Arctic terns flew with effortless precision, as they plunged into the outflow of an Arctic lagoon, catching their prey and returning to their nesting sites just a few hundred yards away. Glaucous gulls and black-legged kittiwakes flocked amongst the terns, while the parasitic jaegers continuously harassed these birds until they dropped their catch, swooping in to intercept the prize midair. For the three of us researching the fish of arctic lagoons, it was great to be welcomed back to camp after a long day of fish research by such a beautiful display of a productive Arctic ecosystem – the sun projecting over the sides of the nearby mountains casting a smooth orange glow on the gravel beach and the cast of characters that had congregated there to feed.
This commotion was not only attracting the attention of seabirds. Many marine mammals and fish also cued in on what was unfolding that night. Off in the distance, bearded seals swam stealthily with nothing but their heads exposed. Alert to our presence; they skimmed the surface of the water to maintain constant visual contact with us as we watched from the gravel beach. Groups of juvenile and adult Dolly Varden char cruised the shore, taking advantage of the seemingly never-ending supply of food. But we had yet to see what was causing this confluence of different organisms. It was not until small fish began riding the waves onto the shore that we realized the identity of the lead performer in the amazing ecological drama that was unfolding before us.

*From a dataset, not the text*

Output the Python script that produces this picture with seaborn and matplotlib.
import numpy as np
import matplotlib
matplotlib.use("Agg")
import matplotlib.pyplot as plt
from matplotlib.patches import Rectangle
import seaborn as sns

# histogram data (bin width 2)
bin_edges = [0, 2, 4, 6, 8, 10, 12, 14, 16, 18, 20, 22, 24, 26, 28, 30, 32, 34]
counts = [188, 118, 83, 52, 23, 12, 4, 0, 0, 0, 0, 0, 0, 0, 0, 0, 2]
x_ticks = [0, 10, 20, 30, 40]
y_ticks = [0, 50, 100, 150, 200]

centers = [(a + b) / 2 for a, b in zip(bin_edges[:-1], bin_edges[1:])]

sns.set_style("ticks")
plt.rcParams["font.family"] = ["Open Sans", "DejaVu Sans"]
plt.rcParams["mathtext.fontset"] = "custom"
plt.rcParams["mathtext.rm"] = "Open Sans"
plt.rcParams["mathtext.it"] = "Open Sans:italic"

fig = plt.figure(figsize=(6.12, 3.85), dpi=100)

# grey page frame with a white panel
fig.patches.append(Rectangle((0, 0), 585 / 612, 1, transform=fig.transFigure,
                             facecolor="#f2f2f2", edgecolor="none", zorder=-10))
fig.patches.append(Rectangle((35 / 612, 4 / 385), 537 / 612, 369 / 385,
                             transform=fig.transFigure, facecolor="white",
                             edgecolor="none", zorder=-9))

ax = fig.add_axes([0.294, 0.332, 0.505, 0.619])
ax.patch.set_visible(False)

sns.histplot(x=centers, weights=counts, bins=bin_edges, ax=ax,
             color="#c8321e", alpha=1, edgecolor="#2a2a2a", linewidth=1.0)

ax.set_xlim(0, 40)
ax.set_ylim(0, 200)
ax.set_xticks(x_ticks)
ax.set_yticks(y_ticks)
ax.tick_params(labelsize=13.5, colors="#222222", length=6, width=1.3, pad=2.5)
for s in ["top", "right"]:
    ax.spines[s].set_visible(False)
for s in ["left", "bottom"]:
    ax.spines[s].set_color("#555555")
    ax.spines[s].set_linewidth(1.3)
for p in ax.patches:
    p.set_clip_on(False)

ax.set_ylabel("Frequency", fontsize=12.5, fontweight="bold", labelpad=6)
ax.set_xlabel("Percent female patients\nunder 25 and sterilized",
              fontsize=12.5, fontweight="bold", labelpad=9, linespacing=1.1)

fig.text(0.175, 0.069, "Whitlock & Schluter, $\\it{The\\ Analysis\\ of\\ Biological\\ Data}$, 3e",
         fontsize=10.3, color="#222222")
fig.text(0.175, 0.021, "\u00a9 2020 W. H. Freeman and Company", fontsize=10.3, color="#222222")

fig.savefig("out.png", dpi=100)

Capelin, a smelt species that is an important forage fish in the Pacific, Atlantic and Arctic oceans, were “rolling” onto the beach, attracting hundreds of birds and marine mammals, and countless predatory fish. Capelin, as evidenced by the feeding frenzy, are important prey items for a host of top marine predators and act as a critical link between zooplankton and higher trophic levels. Although generally associated with pelagic (offshore) habitats in the marine environment, on this day, a huge school of capelin had chosen this small section of beach above the Arctic Circle to spawn – breeding while laying innumerable eggs along our beaches.

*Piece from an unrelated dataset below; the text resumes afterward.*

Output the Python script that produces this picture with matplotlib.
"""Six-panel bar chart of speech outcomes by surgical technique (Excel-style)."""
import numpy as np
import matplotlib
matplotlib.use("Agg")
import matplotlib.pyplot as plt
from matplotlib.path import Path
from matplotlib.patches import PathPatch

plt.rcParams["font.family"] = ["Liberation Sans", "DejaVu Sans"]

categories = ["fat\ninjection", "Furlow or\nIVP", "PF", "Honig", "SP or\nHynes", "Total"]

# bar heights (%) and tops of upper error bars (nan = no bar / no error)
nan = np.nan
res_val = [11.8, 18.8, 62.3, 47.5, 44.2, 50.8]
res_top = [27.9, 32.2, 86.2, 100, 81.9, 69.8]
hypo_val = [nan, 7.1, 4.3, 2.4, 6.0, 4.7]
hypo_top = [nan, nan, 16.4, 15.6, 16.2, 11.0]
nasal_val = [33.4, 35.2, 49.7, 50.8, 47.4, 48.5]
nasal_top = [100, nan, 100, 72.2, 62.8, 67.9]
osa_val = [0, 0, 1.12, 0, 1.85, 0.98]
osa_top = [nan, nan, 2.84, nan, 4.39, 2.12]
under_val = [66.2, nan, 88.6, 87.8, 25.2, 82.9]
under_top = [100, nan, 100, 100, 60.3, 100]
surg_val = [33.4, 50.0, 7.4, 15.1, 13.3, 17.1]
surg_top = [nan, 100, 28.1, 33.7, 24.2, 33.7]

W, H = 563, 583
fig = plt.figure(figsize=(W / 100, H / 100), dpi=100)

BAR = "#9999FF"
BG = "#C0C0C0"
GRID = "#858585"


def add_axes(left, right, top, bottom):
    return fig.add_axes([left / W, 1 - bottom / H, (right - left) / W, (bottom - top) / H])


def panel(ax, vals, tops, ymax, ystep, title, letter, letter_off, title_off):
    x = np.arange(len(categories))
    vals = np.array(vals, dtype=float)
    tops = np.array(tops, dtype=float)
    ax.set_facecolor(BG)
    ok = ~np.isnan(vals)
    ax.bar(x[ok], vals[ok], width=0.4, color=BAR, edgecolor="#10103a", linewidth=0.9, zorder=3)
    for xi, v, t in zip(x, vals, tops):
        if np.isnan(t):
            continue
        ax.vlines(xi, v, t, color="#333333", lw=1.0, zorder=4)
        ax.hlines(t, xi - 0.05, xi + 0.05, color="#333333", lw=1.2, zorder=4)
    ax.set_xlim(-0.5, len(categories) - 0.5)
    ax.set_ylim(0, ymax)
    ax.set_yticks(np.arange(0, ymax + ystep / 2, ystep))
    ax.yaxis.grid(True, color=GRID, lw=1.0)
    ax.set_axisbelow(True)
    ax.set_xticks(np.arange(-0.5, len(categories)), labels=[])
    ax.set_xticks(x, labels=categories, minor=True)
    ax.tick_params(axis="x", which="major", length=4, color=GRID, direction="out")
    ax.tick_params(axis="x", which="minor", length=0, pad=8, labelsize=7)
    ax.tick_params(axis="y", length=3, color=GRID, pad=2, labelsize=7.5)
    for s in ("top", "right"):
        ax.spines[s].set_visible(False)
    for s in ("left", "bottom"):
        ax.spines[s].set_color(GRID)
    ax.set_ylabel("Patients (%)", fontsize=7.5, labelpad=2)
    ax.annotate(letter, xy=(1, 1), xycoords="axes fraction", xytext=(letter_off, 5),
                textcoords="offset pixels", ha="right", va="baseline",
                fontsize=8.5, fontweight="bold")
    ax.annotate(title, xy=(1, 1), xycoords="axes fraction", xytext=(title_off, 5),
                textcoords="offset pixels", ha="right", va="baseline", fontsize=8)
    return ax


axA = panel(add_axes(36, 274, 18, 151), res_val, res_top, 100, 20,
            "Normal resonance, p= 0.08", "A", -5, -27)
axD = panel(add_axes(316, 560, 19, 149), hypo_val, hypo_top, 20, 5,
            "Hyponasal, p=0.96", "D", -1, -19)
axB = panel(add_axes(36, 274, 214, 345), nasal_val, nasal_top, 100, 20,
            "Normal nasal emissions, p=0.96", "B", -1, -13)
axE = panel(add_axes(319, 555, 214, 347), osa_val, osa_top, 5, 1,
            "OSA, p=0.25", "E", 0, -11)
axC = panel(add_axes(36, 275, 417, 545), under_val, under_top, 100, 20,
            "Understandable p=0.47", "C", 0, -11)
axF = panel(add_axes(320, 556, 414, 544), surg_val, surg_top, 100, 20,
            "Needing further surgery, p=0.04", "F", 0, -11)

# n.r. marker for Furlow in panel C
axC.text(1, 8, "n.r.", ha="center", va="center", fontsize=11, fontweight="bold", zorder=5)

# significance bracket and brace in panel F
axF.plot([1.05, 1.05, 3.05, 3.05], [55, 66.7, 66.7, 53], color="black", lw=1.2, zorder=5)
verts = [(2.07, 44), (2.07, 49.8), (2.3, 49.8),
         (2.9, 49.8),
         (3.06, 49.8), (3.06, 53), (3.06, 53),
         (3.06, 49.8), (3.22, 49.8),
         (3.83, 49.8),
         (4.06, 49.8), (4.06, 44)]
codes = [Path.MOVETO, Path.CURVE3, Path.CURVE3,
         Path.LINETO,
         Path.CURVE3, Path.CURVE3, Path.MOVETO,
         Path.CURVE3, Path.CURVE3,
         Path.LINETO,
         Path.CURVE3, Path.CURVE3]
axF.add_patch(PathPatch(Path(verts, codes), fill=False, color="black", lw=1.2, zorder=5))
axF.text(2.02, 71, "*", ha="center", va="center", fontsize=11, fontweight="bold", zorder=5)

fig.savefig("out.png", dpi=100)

The sizeable swell washed the capelin up on shore by the thousands, stranding the capelin for mere seconds until the next crashing swell washed them back into the water. Capelin could be seen forming dark amorphous schools as they swam a few feet offshore, apparently waiting to fulfill their biological need to spawn while simultaneously avoiding all the hungry onlookers. Capelin are part of a group of forage fish, including other smelt and sand lance species, which spawn on beaches. Although intertidal spawning is rare, capelin are only one of two marine fish (along with the grunion, so well-known in California) that fully emerge from the water to spawn. With each successive wave, more capelin purposefully washed themselves high and dry, allowing them to deposit and fertilize eggs at the high waterline.

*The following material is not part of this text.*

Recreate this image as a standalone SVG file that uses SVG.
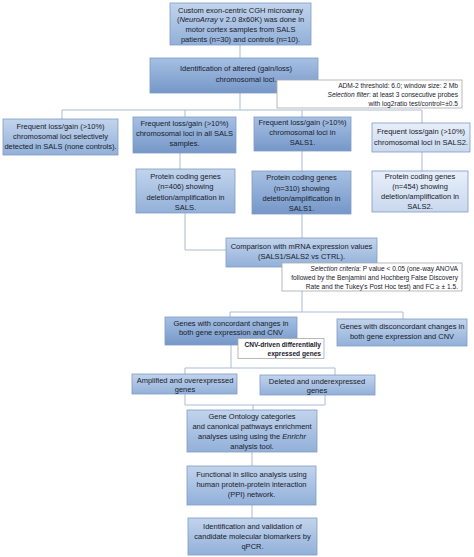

We examined the fish washing ashore and determined that most (about 95%) were males in breeding condition, distinguished by the presence of an elevated ridge of scales along their lateral ventral edges and longer pectoral fins. Why were there so many males compared to females? The literature suggests that one to three males may accompany a female onto the shore, but our sex ratio was far more skewed. How extensive are these spawning events on this coast, and how important are they to marine predators? Our collaborator, Alex Whiting with the Native Village of Kotzebue, was surprised by the event and suggested that this could be a new phenomenon in Kotzebue Sound. Alex had never encountered reports of beach spawning capelin from the subsistence fishing camps. These beaches lie within the Cape Krusenstern National Monument and our work adds to the understanding of this coastal treasure. We couldn’t have asked for a better end to an already beautiful day of Arctic lagoons research, but as always, we go to sleep with more questions that we will need to find answers to in order to understand and protect this unique Arctic environment.